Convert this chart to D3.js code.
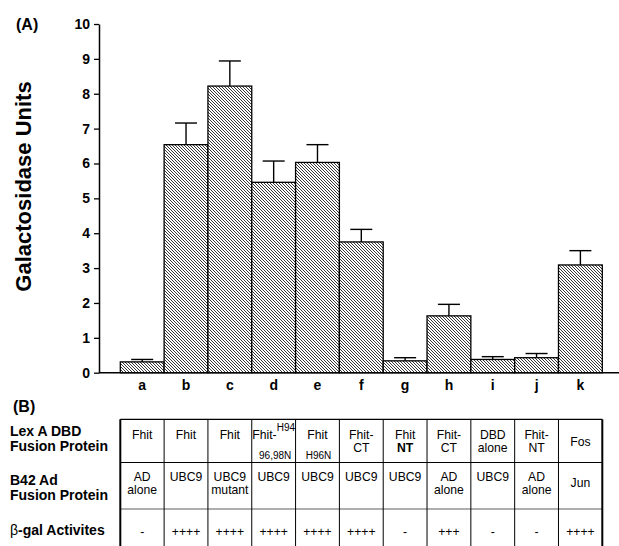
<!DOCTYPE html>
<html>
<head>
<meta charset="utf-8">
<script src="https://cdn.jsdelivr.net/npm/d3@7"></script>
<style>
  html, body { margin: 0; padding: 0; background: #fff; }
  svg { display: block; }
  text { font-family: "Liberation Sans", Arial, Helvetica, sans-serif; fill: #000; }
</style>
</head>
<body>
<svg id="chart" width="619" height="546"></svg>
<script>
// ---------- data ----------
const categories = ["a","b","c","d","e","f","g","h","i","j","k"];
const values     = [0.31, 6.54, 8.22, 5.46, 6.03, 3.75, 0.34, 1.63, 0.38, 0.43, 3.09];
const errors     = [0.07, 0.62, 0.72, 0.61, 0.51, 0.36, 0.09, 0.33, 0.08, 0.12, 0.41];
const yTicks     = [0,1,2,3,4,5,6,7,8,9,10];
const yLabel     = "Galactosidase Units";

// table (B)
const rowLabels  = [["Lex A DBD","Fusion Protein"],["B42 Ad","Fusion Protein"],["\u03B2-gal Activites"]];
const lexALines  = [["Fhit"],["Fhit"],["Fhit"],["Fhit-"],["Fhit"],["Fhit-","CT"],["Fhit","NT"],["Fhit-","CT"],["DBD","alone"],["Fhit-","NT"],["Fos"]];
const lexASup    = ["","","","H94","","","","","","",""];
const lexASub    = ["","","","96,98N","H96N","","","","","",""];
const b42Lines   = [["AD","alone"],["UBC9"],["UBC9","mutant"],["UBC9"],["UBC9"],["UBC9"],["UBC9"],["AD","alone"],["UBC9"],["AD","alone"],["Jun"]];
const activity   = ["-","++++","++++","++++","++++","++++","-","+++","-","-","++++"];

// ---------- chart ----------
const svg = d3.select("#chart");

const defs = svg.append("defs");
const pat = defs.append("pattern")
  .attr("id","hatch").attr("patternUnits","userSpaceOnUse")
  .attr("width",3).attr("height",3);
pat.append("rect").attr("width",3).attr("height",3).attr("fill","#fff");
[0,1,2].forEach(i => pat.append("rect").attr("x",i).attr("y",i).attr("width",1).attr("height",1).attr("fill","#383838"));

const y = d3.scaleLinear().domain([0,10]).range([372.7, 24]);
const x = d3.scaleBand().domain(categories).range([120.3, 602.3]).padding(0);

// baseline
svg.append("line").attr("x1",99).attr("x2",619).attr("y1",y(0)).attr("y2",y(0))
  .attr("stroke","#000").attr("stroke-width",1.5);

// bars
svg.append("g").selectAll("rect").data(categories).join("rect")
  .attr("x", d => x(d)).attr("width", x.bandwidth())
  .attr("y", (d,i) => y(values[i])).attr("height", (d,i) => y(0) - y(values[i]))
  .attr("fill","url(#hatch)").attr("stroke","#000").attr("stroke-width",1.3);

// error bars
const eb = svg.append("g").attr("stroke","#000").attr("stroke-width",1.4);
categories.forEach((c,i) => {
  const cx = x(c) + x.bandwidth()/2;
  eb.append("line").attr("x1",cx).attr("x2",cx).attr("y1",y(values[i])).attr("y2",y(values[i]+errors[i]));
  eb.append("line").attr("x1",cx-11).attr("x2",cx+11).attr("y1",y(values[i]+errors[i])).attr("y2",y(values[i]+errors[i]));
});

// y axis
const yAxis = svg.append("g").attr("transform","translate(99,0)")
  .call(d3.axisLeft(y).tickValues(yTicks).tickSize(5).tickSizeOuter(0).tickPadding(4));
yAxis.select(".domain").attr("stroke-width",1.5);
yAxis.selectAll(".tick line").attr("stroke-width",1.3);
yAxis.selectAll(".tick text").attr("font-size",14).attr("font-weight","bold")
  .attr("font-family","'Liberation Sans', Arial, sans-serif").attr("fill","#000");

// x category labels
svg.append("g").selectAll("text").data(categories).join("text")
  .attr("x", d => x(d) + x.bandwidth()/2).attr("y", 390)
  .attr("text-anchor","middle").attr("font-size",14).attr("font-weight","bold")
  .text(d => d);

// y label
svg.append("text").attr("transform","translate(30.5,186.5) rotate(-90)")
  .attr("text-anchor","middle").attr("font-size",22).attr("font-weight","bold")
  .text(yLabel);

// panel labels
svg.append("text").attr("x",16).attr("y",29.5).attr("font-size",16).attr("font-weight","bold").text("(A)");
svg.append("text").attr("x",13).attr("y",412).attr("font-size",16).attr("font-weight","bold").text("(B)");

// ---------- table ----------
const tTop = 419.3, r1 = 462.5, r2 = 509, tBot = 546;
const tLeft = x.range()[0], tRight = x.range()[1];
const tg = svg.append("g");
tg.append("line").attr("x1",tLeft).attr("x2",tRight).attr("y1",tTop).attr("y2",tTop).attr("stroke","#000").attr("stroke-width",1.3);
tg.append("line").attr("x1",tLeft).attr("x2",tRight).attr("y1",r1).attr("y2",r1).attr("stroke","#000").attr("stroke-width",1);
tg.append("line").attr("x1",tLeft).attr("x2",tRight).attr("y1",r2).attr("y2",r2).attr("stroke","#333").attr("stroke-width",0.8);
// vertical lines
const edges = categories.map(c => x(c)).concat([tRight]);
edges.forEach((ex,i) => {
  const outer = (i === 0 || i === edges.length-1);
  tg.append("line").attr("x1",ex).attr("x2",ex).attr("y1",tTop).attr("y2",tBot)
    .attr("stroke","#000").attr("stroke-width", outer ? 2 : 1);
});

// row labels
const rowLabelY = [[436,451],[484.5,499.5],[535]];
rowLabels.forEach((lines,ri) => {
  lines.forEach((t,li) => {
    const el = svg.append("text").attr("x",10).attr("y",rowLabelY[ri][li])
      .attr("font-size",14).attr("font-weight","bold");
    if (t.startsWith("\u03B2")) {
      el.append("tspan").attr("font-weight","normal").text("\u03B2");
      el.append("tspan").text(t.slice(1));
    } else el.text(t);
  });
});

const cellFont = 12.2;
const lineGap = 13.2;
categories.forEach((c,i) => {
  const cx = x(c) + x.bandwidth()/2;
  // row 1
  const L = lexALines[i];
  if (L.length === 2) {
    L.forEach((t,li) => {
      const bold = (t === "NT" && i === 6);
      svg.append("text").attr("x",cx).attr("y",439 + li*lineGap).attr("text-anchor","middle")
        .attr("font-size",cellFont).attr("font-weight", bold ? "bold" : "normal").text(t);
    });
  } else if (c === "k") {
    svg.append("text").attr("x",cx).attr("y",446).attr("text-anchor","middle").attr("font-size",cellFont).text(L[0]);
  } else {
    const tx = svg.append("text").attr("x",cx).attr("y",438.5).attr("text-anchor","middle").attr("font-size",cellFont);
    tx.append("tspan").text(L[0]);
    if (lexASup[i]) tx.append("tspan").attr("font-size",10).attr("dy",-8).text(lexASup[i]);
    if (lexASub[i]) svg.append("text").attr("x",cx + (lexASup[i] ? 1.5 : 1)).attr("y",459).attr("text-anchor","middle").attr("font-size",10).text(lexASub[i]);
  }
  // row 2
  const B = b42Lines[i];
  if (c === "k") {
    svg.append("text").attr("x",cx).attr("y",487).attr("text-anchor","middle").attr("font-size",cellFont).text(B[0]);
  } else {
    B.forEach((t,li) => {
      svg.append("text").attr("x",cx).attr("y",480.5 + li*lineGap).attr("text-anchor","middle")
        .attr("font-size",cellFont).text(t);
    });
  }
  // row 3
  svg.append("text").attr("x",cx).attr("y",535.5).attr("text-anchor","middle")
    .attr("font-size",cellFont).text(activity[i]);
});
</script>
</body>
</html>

# # # # # # #

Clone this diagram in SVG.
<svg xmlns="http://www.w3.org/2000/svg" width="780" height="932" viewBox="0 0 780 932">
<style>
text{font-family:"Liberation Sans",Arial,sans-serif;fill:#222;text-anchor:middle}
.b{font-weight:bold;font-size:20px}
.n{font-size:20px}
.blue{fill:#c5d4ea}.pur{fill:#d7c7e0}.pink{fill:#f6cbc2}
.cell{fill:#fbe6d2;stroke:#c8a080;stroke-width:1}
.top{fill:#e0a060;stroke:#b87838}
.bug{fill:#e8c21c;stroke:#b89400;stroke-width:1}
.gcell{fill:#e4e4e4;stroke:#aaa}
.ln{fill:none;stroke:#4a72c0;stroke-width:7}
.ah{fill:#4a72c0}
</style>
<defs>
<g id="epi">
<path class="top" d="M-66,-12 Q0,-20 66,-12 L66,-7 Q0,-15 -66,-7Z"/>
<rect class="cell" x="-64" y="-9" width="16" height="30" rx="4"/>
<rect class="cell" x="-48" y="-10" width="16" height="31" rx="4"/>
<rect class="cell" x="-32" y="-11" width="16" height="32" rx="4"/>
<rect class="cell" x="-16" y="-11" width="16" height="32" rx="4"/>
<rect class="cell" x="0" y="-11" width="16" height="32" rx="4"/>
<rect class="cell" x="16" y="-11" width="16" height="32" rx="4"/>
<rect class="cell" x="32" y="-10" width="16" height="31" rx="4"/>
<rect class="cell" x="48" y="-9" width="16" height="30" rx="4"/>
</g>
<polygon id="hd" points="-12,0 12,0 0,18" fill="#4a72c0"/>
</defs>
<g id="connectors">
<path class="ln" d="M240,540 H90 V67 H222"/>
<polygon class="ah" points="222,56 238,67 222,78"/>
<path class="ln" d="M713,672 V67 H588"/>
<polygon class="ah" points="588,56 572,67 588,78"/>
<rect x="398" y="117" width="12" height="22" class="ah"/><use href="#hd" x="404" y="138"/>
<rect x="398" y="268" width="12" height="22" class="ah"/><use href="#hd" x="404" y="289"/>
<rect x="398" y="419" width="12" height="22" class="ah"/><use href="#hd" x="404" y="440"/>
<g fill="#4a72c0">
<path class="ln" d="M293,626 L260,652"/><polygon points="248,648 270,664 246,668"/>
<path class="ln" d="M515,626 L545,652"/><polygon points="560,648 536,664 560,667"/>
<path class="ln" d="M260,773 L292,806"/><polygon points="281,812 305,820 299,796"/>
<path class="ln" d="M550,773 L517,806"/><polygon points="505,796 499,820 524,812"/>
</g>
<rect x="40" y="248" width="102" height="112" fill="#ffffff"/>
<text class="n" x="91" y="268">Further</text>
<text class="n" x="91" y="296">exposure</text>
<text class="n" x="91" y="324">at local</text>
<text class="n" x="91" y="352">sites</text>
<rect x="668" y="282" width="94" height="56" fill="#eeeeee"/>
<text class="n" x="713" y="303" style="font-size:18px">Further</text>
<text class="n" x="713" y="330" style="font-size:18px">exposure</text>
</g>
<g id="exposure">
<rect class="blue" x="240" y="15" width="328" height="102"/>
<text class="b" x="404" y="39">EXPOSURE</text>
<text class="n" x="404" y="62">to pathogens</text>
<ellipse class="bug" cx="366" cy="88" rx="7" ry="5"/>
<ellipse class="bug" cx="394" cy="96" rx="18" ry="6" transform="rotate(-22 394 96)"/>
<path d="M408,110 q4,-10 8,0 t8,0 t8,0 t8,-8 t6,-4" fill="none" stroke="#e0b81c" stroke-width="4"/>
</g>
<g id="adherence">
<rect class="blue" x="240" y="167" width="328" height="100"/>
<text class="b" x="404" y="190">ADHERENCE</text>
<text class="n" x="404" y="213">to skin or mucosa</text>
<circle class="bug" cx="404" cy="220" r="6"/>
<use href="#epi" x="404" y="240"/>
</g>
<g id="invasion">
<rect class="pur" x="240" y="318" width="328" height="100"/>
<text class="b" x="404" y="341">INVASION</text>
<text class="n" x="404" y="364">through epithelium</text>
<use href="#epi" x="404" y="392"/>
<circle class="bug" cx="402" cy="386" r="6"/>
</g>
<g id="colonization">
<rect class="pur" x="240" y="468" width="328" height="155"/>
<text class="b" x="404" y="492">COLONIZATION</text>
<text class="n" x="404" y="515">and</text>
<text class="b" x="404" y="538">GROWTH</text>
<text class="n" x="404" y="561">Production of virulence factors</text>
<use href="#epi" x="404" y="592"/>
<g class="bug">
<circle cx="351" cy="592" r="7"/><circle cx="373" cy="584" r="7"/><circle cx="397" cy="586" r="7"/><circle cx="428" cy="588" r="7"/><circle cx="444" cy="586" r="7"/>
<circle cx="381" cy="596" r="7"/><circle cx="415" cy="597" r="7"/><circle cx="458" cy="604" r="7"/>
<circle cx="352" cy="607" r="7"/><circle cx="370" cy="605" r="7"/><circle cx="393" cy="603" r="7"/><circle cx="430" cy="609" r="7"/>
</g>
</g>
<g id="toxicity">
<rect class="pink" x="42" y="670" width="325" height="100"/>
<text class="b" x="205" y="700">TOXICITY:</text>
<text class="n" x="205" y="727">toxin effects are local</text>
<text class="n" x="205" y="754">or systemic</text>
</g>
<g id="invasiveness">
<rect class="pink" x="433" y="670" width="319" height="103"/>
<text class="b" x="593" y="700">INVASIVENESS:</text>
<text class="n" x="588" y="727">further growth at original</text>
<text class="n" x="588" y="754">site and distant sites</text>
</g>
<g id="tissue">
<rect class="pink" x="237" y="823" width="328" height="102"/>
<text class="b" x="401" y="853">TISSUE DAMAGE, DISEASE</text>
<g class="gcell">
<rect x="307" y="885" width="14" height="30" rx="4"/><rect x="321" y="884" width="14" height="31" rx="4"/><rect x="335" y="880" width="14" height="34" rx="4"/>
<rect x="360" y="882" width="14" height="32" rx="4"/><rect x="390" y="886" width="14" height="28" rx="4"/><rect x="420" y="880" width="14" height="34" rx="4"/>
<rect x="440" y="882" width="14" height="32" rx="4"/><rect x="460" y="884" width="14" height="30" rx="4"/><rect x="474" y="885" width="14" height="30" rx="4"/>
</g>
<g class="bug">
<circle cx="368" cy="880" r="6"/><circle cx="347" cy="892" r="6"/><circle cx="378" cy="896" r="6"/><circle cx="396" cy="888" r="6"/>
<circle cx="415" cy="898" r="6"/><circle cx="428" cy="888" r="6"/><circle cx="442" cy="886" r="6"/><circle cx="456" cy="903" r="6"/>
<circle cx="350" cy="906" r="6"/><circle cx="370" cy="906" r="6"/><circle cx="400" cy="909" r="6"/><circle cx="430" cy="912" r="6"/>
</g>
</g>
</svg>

# # # # # # #

[WHAT YOU WILL DO]: Using the material above, gather every line that includes "chart".

[SOLUTION FOR THIS EXERCISE]:
Convert this chart to D3.js code.
<svg id="chart" width="619" height="546"></svg>
// ---------- chart ----------
const svg = d3.select("#chart");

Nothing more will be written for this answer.